## Request
Pick out the lines below that include the string "this".

** Start of Data supplied **

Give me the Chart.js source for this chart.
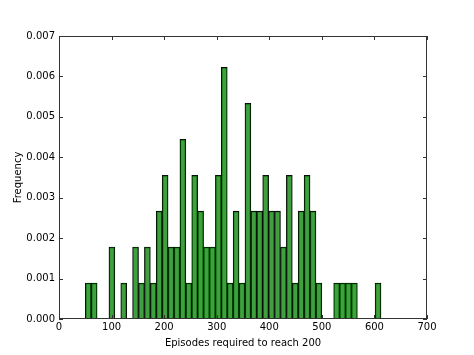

** End of Data supplied **
** Start of Data supplied **

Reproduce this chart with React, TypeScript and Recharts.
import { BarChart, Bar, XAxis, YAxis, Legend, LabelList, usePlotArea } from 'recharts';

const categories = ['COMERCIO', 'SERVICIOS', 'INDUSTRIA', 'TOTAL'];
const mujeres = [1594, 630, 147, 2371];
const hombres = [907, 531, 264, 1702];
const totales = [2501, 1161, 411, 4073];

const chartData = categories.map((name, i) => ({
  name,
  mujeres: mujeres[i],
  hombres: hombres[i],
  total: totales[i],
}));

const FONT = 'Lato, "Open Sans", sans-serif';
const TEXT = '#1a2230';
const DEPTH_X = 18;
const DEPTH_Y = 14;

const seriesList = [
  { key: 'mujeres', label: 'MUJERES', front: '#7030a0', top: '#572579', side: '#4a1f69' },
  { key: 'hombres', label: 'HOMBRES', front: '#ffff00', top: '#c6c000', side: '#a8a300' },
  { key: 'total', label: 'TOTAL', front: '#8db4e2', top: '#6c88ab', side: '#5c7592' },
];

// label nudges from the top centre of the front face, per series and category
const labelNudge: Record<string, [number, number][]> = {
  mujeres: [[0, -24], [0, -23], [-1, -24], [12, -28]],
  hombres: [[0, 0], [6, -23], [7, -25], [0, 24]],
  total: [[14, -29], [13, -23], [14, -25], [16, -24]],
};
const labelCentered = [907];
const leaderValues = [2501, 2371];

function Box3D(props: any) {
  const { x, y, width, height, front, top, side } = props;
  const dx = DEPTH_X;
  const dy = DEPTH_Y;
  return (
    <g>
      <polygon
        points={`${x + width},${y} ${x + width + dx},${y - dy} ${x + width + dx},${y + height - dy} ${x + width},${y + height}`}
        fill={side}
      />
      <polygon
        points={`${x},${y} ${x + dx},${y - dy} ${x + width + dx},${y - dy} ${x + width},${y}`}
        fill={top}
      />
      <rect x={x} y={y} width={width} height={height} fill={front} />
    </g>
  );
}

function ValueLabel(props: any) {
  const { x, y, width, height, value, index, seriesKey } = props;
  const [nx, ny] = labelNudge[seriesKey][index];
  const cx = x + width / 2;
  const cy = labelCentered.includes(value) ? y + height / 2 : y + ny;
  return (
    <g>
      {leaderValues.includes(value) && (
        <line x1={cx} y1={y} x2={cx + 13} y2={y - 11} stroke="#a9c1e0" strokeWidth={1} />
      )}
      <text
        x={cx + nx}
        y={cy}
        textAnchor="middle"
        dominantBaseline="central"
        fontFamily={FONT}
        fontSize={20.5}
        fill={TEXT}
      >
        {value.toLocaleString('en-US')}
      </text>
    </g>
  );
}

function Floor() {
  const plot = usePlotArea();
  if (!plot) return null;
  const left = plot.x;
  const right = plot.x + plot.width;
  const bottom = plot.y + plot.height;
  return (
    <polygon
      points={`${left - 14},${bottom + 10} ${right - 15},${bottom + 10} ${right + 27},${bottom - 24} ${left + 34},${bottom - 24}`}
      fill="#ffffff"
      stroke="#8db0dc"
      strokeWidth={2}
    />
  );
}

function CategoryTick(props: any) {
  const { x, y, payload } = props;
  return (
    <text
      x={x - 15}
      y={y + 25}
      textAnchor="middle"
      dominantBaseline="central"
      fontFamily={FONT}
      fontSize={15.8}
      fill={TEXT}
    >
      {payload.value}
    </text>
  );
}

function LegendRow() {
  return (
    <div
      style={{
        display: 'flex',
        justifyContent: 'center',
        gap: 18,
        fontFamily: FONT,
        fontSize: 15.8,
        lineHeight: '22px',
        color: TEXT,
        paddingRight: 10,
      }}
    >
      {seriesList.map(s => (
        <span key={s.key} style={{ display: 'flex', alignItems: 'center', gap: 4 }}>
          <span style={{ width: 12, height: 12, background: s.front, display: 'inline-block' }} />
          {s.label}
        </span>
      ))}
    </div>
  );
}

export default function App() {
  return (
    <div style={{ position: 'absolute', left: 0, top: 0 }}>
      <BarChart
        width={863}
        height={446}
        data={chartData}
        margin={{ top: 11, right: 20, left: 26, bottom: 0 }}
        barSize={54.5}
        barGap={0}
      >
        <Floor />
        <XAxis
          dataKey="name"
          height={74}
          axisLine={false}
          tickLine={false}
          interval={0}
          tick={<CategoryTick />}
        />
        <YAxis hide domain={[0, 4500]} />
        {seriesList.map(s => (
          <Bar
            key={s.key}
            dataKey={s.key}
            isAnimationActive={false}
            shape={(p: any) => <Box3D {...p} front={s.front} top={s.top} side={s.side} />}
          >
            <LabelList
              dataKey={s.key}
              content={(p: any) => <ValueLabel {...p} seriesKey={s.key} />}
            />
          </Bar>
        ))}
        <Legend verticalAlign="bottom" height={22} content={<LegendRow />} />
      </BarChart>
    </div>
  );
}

** End of Data supplied **
** Start of Data supplied **

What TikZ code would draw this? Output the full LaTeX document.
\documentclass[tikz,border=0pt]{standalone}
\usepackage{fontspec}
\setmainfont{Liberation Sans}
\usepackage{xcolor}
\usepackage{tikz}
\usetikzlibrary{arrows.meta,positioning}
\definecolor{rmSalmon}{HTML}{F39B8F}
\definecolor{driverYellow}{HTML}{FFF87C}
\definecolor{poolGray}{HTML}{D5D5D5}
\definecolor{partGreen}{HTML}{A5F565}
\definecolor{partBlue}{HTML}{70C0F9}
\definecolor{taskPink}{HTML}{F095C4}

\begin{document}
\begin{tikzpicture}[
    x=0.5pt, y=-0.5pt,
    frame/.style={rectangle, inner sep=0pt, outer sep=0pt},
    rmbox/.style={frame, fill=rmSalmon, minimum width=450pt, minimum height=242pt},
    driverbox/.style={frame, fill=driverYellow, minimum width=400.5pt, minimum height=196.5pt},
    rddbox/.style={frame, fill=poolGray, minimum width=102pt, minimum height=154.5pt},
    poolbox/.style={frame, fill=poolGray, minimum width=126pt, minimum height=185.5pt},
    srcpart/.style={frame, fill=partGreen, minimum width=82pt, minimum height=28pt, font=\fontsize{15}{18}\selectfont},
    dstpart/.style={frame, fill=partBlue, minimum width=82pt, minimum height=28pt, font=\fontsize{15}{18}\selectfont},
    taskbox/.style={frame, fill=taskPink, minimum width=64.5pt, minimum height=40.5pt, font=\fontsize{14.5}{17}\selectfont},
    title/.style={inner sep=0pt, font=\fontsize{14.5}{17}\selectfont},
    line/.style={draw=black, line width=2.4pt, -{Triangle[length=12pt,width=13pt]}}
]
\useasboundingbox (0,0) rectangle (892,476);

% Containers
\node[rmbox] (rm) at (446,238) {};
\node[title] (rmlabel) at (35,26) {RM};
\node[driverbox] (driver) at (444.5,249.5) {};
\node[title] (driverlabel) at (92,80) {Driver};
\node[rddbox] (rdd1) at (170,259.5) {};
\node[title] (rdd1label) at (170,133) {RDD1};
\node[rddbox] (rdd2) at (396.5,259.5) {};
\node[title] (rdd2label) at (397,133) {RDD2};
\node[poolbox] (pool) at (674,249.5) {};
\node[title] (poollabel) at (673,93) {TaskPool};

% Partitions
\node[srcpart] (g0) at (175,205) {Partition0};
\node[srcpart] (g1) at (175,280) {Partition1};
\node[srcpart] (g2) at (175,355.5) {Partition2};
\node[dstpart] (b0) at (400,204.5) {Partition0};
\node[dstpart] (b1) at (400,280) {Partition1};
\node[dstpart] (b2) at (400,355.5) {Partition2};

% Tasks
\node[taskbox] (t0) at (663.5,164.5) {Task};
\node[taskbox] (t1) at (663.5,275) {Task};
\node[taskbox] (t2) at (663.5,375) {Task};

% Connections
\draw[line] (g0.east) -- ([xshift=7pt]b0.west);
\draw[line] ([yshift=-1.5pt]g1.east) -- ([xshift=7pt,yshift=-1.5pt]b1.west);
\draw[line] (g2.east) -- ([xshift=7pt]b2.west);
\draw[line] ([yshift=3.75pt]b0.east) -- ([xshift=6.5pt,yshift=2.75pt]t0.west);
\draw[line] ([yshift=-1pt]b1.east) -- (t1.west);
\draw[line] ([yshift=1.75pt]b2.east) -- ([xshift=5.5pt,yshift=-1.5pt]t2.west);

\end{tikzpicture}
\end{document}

** End of Data supplied **

## Exercise solution
Give me the Chart.js source for this chart.
Reproduce this chart with React, TypeScript and Recharts.
What TikZ code would draw this? Output the full LaTeX document.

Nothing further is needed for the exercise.